>> BEGIN Provided records

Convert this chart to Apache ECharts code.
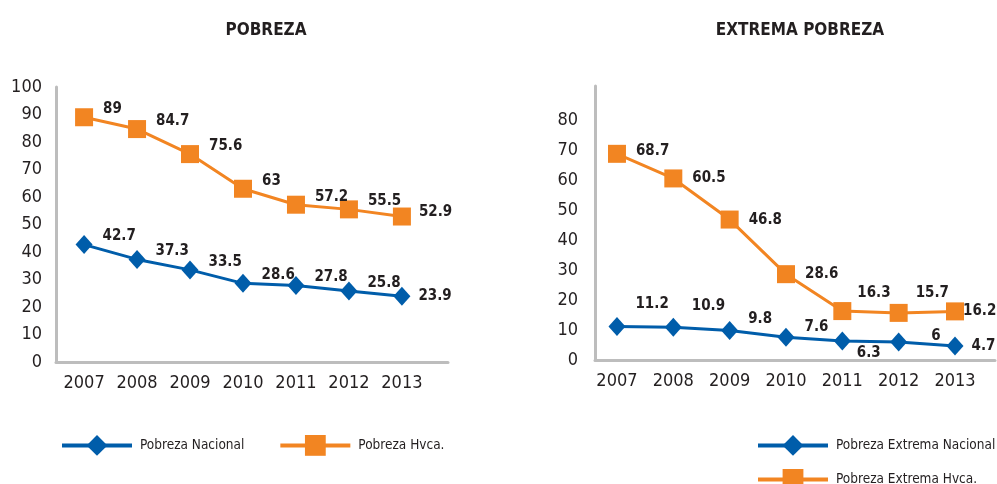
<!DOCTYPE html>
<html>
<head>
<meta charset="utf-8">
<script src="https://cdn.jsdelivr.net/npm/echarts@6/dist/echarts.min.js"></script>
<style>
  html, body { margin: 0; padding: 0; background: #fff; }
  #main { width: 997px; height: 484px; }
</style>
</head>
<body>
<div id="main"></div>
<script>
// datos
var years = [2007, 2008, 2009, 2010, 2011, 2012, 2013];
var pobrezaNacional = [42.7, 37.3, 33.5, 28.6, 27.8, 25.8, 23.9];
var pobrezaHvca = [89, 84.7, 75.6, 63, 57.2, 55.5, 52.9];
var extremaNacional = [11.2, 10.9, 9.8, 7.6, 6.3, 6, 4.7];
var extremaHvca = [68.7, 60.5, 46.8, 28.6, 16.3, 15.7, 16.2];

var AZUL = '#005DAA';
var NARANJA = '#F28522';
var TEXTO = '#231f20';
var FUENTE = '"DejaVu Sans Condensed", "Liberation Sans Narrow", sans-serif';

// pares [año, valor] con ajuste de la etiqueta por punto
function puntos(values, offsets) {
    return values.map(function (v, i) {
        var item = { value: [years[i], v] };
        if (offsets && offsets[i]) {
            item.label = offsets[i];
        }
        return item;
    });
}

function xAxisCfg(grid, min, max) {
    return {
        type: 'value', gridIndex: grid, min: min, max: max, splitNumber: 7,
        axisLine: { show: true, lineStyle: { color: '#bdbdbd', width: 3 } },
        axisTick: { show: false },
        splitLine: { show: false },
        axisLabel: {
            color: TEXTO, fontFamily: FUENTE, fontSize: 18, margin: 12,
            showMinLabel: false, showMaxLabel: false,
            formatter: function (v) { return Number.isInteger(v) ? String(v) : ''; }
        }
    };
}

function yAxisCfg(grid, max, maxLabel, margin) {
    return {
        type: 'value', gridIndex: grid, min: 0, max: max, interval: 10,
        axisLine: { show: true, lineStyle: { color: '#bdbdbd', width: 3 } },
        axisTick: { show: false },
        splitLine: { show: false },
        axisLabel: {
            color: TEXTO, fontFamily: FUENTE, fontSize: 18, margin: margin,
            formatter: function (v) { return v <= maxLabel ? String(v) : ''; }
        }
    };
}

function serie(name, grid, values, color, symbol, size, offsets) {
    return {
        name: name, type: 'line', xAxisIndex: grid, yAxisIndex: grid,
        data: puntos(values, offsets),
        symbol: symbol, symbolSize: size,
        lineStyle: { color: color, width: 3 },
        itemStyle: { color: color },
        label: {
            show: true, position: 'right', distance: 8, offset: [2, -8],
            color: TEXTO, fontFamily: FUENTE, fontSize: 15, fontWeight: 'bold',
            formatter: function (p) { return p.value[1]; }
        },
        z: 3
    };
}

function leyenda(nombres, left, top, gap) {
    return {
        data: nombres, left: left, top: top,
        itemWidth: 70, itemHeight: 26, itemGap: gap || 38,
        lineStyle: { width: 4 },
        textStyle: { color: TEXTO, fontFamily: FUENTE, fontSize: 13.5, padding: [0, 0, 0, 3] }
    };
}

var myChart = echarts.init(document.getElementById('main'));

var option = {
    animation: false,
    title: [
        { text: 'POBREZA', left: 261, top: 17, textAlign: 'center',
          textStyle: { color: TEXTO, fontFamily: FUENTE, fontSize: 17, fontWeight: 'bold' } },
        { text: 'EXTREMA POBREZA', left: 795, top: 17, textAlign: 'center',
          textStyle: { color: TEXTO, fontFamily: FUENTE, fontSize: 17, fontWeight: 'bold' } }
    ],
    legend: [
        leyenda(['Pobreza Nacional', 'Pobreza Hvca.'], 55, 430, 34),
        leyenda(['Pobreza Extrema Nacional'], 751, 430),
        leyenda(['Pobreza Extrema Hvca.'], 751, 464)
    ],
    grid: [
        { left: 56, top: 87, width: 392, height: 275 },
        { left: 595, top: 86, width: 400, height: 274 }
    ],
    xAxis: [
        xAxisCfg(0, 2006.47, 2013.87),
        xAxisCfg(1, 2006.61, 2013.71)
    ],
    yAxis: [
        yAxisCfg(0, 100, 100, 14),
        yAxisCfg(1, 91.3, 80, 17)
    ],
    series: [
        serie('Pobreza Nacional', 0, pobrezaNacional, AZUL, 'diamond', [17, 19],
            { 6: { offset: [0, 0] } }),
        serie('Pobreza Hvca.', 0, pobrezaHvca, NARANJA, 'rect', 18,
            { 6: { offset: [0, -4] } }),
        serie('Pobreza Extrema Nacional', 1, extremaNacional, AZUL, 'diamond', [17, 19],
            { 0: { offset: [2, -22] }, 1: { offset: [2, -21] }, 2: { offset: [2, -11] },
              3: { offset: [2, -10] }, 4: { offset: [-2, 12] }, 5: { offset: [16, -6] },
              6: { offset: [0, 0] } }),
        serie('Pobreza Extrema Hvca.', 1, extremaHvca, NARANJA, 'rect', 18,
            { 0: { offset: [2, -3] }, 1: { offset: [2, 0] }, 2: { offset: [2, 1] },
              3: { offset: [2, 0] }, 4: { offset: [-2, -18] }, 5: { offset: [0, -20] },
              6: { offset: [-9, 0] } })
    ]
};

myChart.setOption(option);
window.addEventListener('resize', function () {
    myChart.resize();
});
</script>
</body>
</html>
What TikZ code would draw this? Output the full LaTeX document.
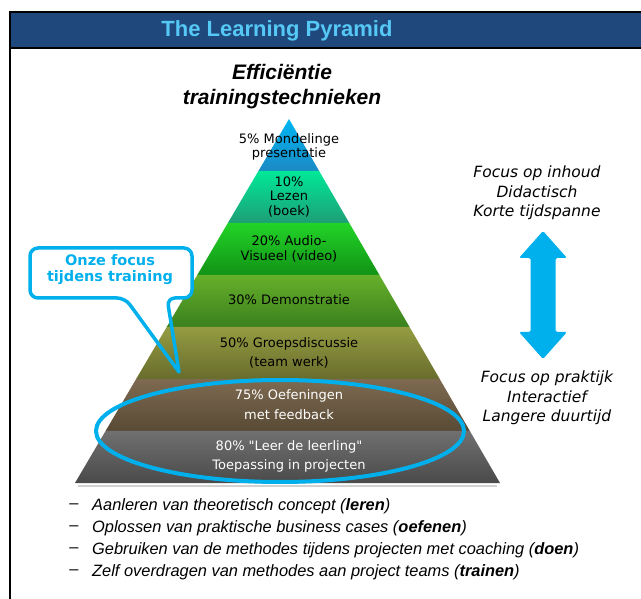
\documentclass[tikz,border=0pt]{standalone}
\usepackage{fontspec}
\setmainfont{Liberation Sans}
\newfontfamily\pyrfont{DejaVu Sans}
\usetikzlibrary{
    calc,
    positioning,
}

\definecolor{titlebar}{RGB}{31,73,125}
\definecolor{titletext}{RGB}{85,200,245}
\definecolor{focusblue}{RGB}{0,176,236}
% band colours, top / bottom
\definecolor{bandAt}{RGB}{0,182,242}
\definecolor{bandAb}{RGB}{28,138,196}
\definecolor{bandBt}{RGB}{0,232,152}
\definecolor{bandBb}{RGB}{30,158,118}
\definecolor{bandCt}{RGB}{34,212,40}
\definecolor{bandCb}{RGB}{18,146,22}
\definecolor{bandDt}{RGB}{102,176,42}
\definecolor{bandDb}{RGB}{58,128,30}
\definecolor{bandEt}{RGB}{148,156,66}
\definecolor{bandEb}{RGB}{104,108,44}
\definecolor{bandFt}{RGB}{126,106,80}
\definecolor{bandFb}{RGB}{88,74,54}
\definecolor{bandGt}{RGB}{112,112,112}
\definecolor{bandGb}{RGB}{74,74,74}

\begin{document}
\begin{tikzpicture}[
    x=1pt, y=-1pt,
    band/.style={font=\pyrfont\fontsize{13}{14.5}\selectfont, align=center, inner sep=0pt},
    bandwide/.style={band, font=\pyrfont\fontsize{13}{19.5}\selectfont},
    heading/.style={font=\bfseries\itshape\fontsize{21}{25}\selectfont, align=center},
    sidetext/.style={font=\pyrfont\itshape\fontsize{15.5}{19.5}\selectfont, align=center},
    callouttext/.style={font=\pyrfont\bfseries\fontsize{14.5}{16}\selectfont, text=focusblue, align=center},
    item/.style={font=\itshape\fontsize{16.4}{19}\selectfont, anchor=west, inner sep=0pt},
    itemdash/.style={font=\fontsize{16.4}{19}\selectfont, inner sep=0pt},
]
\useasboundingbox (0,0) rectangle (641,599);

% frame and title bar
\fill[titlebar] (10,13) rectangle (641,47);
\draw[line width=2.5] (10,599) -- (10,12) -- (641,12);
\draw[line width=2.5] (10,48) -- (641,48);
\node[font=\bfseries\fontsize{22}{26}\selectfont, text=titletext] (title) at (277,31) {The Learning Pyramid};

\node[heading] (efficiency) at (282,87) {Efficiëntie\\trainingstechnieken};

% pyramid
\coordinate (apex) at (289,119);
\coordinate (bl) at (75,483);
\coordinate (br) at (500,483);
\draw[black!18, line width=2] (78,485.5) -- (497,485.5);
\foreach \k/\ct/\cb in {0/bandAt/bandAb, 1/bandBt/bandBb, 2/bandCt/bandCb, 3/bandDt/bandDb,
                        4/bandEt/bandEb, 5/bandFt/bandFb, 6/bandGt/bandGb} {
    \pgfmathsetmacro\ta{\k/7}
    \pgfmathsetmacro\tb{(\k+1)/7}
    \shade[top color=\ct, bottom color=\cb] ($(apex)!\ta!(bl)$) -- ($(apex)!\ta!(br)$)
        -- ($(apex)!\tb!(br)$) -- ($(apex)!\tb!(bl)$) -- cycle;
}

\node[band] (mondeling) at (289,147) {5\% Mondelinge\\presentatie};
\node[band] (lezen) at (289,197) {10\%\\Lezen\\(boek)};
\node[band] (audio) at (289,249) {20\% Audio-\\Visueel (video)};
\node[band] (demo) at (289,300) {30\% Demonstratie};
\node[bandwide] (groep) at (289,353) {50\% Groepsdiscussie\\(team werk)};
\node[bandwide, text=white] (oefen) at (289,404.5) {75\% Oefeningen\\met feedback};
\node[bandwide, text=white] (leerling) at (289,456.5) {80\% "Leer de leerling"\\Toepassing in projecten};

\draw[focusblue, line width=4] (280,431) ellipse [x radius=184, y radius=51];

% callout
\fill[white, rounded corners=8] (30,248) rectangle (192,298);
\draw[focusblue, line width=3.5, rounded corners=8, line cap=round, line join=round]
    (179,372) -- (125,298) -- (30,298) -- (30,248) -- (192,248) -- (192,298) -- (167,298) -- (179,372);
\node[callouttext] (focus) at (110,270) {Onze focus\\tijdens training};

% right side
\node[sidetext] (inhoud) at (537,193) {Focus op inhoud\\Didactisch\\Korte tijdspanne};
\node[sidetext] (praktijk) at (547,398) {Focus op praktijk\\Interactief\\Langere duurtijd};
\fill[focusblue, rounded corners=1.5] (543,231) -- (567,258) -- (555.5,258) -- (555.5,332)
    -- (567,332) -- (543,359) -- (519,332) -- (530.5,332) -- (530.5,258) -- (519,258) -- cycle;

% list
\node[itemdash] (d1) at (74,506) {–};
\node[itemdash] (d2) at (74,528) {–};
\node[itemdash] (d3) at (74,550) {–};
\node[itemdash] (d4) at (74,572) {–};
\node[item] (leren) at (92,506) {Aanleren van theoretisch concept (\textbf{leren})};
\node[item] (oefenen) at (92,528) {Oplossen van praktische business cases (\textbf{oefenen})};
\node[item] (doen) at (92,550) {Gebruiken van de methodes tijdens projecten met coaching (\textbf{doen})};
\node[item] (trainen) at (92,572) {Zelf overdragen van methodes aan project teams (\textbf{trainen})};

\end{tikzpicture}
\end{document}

>> END Provided records
>> BEGIN Provided records

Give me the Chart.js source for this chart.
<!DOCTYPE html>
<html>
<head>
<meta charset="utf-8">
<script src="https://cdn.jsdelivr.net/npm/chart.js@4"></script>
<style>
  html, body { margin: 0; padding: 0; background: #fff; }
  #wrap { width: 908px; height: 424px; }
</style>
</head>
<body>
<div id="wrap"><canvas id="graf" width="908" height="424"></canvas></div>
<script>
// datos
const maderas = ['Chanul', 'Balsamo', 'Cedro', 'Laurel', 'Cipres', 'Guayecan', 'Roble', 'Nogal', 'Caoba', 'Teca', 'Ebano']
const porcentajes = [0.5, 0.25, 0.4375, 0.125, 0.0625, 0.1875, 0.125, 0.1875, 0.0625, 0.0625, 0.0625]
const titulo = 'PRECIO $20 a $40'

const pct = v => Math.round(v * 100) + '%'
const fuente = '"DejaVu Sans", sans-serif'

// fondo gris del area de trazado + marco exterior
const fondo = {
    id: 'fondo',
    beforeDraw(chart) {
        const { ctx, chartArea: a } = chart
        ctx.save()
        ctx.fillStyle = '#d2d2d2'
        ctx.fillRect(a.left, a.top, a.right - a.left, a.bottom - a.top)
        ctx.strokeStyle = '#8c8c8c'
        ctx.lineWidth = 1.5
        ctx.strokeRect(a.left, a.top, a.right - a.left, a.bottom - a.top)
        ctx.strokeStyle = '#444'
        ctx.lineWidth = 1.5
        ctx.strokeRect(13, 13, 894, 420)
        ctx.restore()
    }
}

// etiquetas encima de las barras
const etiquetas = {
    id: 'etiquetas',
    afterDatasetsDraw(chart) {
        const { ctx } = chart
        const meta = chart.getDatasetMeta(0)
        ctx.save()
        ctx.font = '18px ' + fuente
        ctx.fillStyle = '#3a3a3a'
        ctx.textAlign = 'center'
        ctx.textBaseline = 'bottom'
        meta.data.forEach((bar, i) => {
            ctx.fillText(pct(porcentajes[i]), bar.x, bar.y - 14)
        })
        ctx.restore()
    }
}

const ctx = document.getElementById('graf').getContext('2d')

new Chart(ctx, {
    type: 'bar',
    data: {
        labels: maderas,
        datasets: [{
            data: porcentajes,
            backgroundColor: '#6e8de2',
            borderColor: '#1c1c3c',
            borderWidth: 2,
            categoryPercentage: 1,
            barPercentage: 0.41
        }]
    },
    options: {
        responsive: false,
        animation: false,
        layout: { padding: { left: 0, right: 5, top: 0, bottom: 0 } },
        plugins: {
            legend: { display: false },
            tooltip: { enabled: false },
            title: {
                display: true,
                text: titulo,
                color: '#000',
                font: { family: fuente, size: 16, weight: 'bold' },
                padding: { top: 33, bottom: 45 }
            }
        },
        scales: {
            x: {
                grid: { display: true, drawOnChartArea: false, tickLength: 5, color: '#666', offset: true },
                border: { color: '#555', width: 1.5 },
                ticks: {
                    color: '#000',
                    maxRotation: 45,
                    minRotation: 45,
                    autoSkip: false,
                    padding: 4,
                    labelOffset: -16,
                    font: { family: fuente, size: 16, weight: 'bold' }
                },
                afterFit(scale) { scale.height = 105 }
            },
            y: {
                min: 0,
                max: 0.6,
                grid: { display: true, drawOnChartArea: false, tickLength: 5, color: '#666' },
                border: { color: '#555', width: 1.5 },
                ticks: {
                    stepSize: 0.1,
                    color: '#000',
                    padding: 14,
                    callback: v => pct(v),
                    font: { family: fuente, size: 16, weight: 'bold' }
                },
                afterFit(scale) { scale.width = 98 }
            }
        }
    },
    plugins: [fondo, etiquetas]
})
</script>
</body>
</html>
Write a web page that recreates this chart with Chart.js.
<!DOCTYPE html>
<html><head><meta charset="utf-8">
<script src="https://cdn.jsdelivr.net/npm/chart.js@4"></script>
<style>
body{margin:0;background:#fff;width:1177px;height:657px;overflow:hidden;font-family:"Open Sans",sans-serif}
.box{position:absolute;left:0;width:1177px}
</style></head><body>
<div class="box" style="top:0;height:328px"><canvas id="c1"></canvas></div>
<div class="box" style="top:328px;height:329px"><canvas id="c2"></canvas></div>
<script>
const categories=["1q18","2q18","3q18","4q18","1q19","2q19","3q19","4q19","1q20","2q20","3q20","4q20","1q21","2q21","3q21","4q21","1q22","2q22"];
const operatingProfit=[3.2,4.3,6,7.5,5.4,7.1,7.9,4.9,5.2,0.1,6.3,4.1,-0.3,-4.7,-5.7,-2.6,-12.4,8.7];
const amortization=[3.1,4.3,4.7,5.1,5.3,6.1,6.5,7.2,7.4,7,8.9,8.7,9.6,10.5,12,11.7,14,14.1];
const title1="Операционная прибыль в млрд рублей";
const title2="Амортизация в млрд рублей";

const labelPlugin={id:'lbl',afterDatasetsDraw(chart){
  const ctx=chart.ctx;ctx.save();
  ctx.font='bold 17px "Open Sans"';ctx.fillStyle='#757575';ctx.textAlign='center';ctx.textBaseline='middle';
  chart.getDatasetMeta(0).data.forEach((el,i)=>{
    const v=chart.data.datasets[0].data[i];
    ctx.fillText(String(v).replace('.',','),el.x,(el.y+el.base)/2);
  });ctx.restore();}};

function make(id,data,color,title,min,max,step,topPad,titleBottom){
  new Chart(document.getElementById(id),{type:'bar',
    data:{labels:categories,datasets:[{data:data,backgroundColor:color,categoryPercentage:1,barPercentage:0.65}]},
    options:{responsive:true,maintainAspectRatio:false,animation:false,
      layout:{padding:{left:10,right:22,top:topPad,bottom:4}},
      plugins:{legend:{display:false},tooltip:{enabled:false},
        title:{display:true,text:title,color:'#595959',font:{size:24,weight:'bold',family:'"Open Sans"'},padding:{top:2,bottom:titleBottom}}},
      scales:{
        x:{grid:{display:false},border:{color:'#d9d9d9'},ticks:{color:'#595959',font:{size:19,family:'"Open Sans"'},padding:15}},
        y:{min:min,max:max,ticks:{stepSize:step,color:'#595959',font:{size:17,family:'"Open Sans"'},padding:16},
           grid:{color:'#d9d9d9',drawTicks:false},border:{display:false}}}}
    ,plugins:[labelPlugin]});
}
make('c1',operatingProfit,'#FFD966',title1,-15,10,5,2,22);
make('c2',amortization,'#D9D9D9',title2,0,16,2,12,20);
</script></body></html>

>> END Provided records
>> BEGIN Provided records

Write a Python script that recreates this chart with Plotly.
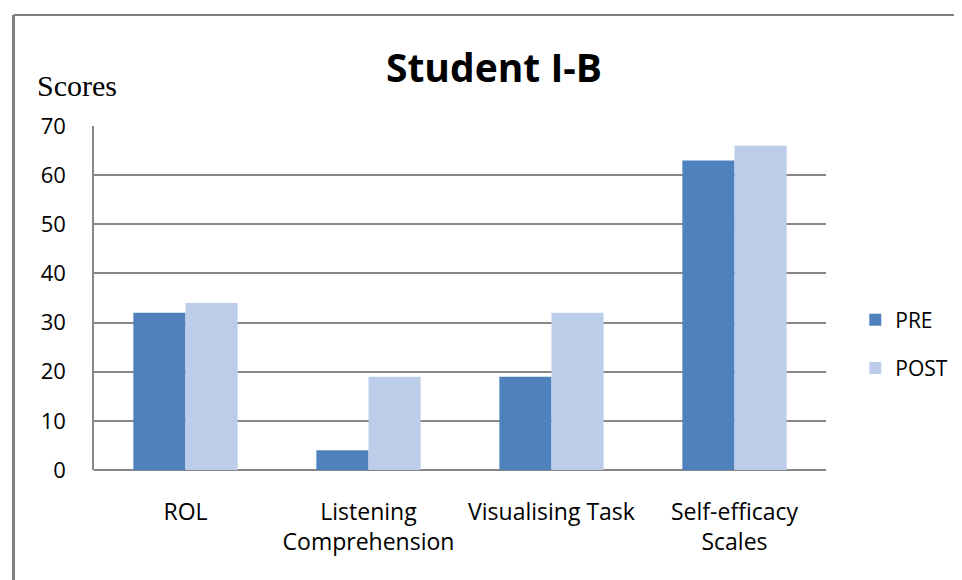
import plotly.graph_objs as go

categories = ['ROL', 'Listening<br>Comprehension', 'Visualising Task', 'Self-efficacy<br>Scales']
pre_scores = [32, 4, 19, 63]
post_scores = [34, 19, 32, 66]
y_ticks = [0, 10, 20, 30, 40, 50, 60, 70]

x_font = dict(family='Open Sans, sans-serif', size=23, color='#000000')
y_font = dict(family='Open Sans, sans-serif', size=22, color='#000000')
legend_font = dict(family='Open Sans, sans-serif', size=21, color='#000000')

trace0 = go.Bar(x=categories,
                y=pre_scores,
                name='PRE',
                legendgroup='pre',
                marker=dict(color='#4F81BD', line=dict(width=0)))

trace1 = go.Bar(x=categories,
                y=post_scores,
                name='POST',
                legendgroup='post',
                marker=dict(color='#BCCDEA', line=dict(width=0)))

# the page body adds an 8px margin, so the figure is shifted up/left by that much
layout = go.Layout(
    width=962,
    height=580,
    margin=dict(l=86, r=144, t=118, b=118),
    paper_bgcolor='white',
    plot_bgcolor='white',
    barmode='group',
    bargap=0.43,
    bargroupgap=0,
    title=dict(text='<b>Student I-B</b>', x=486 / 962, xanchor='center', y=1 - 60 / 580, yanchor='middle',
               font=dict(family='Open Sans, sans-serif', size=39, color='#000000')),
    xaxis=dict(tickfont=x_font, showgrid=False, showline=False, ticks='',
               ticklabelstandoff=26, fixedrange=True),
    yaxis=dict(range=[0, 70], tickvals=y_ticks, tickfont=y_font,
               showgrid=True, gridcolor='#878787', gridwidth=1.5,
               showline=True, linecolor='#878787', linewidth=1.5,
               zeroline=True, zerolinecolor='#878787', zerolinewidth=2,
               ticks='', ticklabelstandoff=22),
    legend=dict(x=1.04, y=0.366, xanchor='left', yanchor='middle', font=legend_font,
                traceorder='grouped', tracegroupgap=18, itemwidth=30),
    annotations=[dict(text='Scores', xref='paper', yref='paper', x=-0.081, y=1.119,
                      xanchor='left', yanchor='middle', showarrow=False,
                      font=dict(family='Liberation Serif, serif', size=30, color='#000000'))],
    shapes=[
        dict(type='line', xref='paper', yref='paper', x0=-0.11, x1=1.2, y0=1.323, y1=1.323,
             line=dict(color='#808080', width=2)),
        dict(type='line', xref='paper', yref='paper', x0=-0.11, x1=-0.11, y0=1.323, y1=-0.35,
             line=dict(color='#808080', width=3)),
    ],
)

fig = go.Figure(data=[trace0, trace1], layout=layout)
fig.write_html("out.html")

>> END Provided records

> Work to do
Skip all pictures. Output only the lines from the one containing "Write a Python" to the one containing "marker=dict(color='#BCCDEA', line=dict(width=0)))", both lines included.

> Task result
Write a Python script that recreates this chart with Plotly.
import plotly.graph_objs as go

categories = ['ROL', 'Listening<br>Comprehension', 'Visualising Task', 'Self-efficacy<br>Scales']
pre_scores = [32, 4, 19, 63]
post_scores = [34, 19, 32, 66]
y_ticks = [0, 10, 20, 30, 40, 50, 60, 70]

x_font = dict(family='Open Sans, sans-serif', size=23, color='#000000')
y_font = dict(family='Open Sans, sans-serif', size=22, color='#000000')
legend_font = dict(family='Open Sans, sans-serif', size=21, color='#000000')

trace0 = go.Bar(x=categories,
                y=pre_scores,
                name='PRE',
                legendgroup='pre',
                marker=dict(color='#4F81BD', line=dict(width=0)))

trace1 = go.Bar(x=categories,
                y=post_scores,
                name='POST',
                legendgroup='post',
                marker=dict(color='#BCCDEA', line=dict(width=0)))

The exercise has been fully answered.